Я налил ему водки. Он пил ее маленькими глоточками, с умильным видом… Вдруг - не знаю, какая муха его укусила, - он встал со стаканом в руке, глядя незрячими глазами, повел во все стороны своей змеиной головкой, потом с любезной улыбкой человека, который хочет произнести речь, пронзительным голосом, словно собираясь говорить на банкете на двести человек, выкрикнул:
- За искусство! За литературу! За прессу!
Затем он произнес десятиминутный тост - самую сумасбродную, самую поразительную импровизацию, когда-либо возникавшую в мозгу этого гаера.
Представьте себе обозрение за год, озаглавленное "Литературная сточная канава за 186…", наши так называемые литературные собрания, наше пустословие, дрязги, весь наш вздорный, сумасшедший мир, чернильную муть, ад, но без его величия, мир, где душат, потрошат, грабят друг друга, где куда больше, чем в буржуазной среде, говорят о наживе и грошах, что не мешает умирать там с голоду чаще, чем где бы то ни было, все наши подлости, все наши гнойники.
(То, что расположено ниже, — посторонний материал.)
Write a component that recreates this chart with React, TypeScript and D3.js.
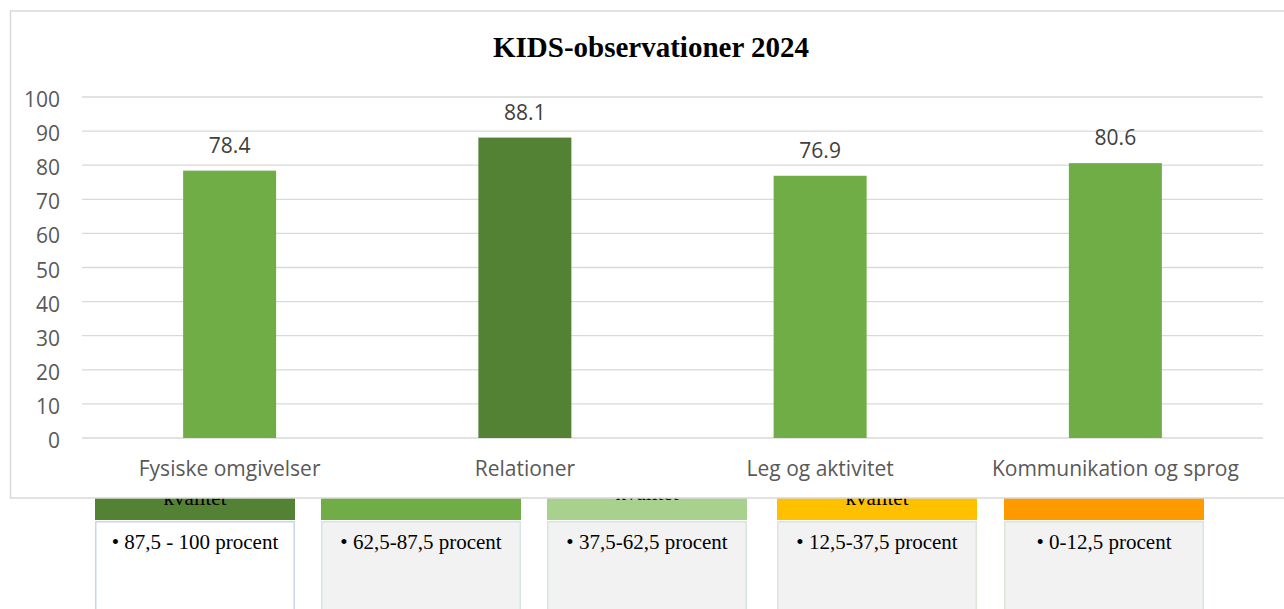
import * as d3 from "d3";

const W = 1284;
const H = 609;

const categories = ["Fysiske omgivelser", "Relationer", "Leg og aktivitet", "Kommunikation og sprog"];
const values = [78.4, 88.1, 76.9, 80.6];
const barColors = ["#70ad47", "#548235", "#70ad47", "#70ad47"];
const yTicks = [0, 10, 20, 30, 40, 50, 60, 70, 80, 90, 100];

// legend boxes sitting under the chart (their headers are partly hidden)
const legendRanges = ["• 87,5 - 100 procent", "• 62,5-87,5 procent", "• 37,5-62,5 procent", "• 12,5-37,5 procent", "• 0-12,5 procent"];
const legendHeaderColors = ["#548235", "#70ad47", "#a9d18e", "#ffc000", "#ff9900"];
const legendHeaderText = ["kvalitet", "", "kvalitet", "kvalitet", ""];
const legendBoxFill = ["#ffffff", "#f2f2f2", "#f2f2f2", "#f2f2f2", "#f2f2f2"];
const legendBoxStroke = ["#c9d5ea", "#d5e4e4", "#d5e6e0", "#dbe6da", "#dbe6da"];
const legendX = [95, 321, 547, 777, 1004];

const MARGIN = { top: 97, left: 82, right: 1263, bottom: 438 };

export default function App() {
  const x = d3.scaleBand<string>().domain(categories).range([MARGIN.left, MARGIN.right]).padding(0);
  const y = d3.scaleLinear().domain([0, 100]).range([MARGIN.bottom, MARGIN.top]);
  const barW = x.bandwidth() * 0.315;
  const sans = "'Open Sans', 'DejaVu Sans', sans-serif";
  const serif = "'Liberation Serif', 'Times New Roman', serif";

  return (
    <div style={{ position: "fixed", left: 0, top: 0 }}>
      <svg width={W} height={H} style={{ display: "block", background: "#fff" }}>
        {/* legend boxes */}
        {legendRanges.map((t, i) => {
          const lx = legendX[i];
          return (
            <g key={t}>
              <rect x={lx} y={470} width={200} height={50} fill={legendHeaderColors[i]} />
              <text x={lx + 100} y={i === 2 ? 500 : 505} textAnchor="middle" fontFamily={serif} fontSize={21} fill="#000">
                {legendHeaderText[i]}
              </text>
              <rect x={lx + 0.75} y={521.75} width={198.5} height={100} fill={legendBoxFill[i]} stroke={legendBoxStroke[i]} strokeWidth={1.5} />
              <text x={lx + 100} y={549} textAnchor="middle" fontFamily={serif} fontSize={21} fill="#000">
                {t}
              </text>
            </g>
          );
        })}

        {/* chart area */}
        <rect x={10.5} y={11} width={1290} height={487} fill="#fff" stroke="#d9d9d9" strokeWidth={1.5} />

        <text x={651} y={57} textAnchor="middle" fontFamily={serif} fontWeight="bold" fontSize={29} fill="#000">
          KIDS-observationer 2024
        </text>

        {yTicks.map((t) => (
          <g key={t}>
            <line x1={MARGIN.left} x2={MARGIN.right} y1={y(t)} y2={y(t)} stroke="#d9d9d9" strokeWidth={1.3} />
            <text x={60} y={y(t) + 10} textAnchor="end" fontFamily={sans} fontSize={21} fill="#595959">
              {t}
            </text>
          </g>
        ))}

        {categories.map((c, i) => {
          const cx = (x(c) ?? 0) + x.bandwidth() / 2;
          return (
            <g key={c}>
              <rect x={cx - barW / 2} y={y(values[i])} width={barW} height={y(0) - y(values[i])} fill={barColors[i]} />
              <text x={cx} y={y(values[i]) - 18} textAnchor="middle" fontFamily={sans} fontSize={21} fill="#404040">
                {values[i].toFixed(1)}
              </text>
              <text x={cx} y={476} textAnchor="middle" fontFamily={sans} fontSize={21} fill="#595959">
                {c}
              </text>
            </g>
          );
        })}
      </svg>
    </div>
  );
}
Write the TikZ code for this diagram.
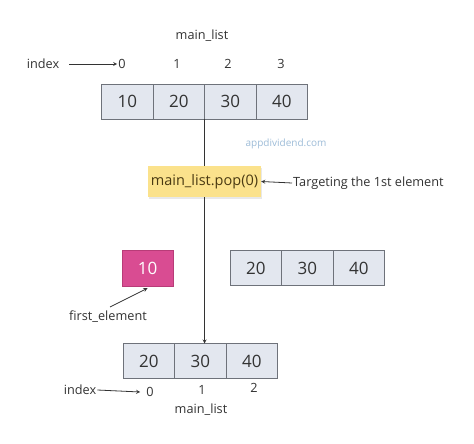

Вот старый барон Т… де ла Томбола в васильковом фраке ковыляет в Тюильри и стоит там с протянутой рукой. Вот наши покойники за весь год, помпезные похороны, официальное надгробное слово, каждый раз одно и то же: "Дорогой, незабвенный друг! Бедный дорогой наш друг!" И это слово над гробом несчастного, за могилу которого не желают заплатить. Вот те, что покончили с собой, вот те, что сошли с ума, - вообразите себе все это, рассказанное со всеми подробностями, с выразительными жестами талантливым карикатуристом, и тогда вы получите представление об импровизации Биксиу.
Произнеся тост и осушив стакан, он спросил меня, который час, и ушел с злым видом, не попрощавшись… Не знаю, как подействовал его сегодняшний визит на швейцаров г-на Дюрюи; знаю только, что никогда за всю мою жизнь не было мне так тоскливо, так не по себе, как после ухода этого страшного слепца. На чернильницу тошно было глядеть, перо внушало ужас. Хотелось уйти подальше, убежать, увидеть деревья, подышать их свежестью… Господи, сколько ненависти! Сколько желчи! Какая потребность все оплевать, испакостить! Ах, какой дрянной человек!..
И я в бешенстве шагал по комнате, все еще слыша презрительный смешок, с которым он говорил о своей дочке.